We recommend you follow your existing filing strategy:
Scope of Protection
Until Brexit occurs, your protection will be unaffected in the EU and provisions will be put in place post-Brexit for conversion or the like of the existing EU trade mark registration into EU and UK trade mark registrations. We will advise you further once the Brexit negotiations have been completed.
There is no need to do anything different with your current portfolio of Registered Community Designs in the EU.
We recommend you follow your existing filing strategy:
Scope of Protection
Until Brexit occurs, your protection will be unaffected in the EU and it is expected that transitional provisions will be put in place post-Brexit for recognition or ‘re-registration’ of existing EU designs in the UK. In the abundance of caution, UK focussed businesses may prefer to make simultaneous UK and EU registered design filings until the detail of such transitional provisions is known. We will advise you further once the Brexit negotiations have been completed.
Until Brexit occurs, your protection will be unaffected in the EU. Post-Brexit, UK businesses will no longer be able to rely on EU unregistered design right law. UK unregistered design right law will continue to apply but importantly this excludes protection for ‘surface decoration’ on an article. Registering your design continues to be the favoured option over relying on unregistered design rights and does provide protection for surface decoration.
Regardless it remains the case that unregistered design rights at both UK and EU level will continue to come into effect automatically and no action need be taken to secure these rights.
There is no need to do anything different with your current patent portfolio.

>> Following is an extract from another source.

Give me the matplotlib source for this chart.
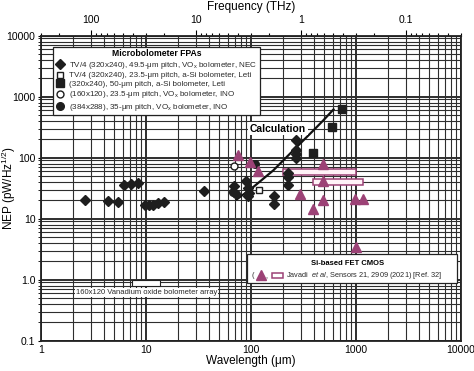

When it comes to payment of annuity or renewal fees in Europe, clients may wish to consider keeping individual countries for longer than previously since any increase in trade barriers between members states, and hence reduction in the free movement of goods in the EU, might suggest that some infringers may select individual members states for their products rather than the EU as a whole.

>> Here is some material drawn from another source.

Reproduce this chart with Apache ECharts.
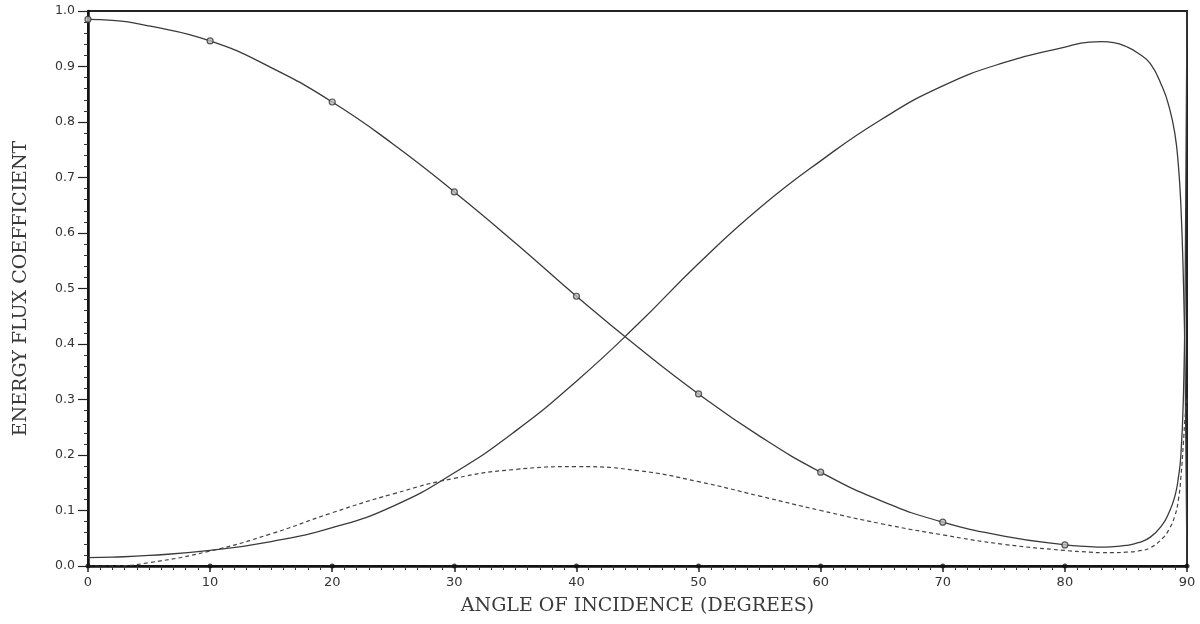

Hence, it might be beneficial to maintain UK patents longer to protect the UK market post-Brexit.
We recommend you follow your existing filing strategy. This applies whether your strategy is based for example on:
The EPO is not an EU body and will be unaffected by Brexit. As such your normal route for obtaining patents throughout Europe as well as elsewhere in the world should remain the same. This advice regarding prosecution of EPO patent applications is true in respect of obtaining a possible future Unitary Patent also - but see below (and our separate section on the UPP).
Scope of protection
The impact territorially of your patents is unaffected compared to current patent legislation. The principal European patent granting authority remains the EPO and the application and grant processes existing prior to 24 June 2016 are unchanged. We recommend you continue to obtain protection for your patents based on your existing strategies. Hence we advise clients that they at least obtain protection in the usual countries at the grant/national registration phase via the EPO.
However, clients may wish to consider extending patents at grant to cover the UK if they do not presently do so. This is because any increase in trade barriers between members states, and hence reduction in the free movement of goods in the EU, would suggest that some patent infringers may select individual members states for their products rather than the EU as a whole.
Hence, it might be beneficial to obtain (a greater percentage from your application portfolio of) UK patents to protect the UK market post-Brexit.
Interpretation of the legal scope of a patent remains the jurisdiction of national courts and is unaffected at present.
This package (described in more detail on our website here) is not yet in force but may do so in December 2017 which will be before Brexit occurs.
In order for the Unitary Patent to become available, the Unified Patent Court must come into effect. For the time being the UK is part of the EU and, if as currently expected the Unitary Patent becomes available before Brexit occurs, it will cover the UK.
The Unitary Patent could be adjusted to continue to cover the UK after Brexit by virtue of a further special agreement under the EPC. However, it will only make sense for this to occur if there is a single court that has jurisdiction for the whole territory of the Unitary Patent. Consequently, whether there will be Unitary Patents covering the UK after Brexit, is seemingly conditional on the UK remaining a member of Unified Patent Court coming into operation. In addition it is possible that the UK could maintain its place in the UPC but not in the UP. Should the UK leave the UP at any time or for any reason, it is expected that transitional provisions will be put in place for recognition or ‘dre-registration’ of existing Unitary Patents in the UK.
Copyright is largely governed internationally by the Berne Convention which is not affected by Brexit. Whilst there has been harmonisation under EU Directives these laws are expected to be seamlessly adopted in the UK at Brexit. As stated expressly by Theresa May on 17 January 2017, all existing legislation will be adopted at Brexit, such that there will be also no change in relation to Supplementary Protection Certificates or Regulatory Data Protection (RDP) for example.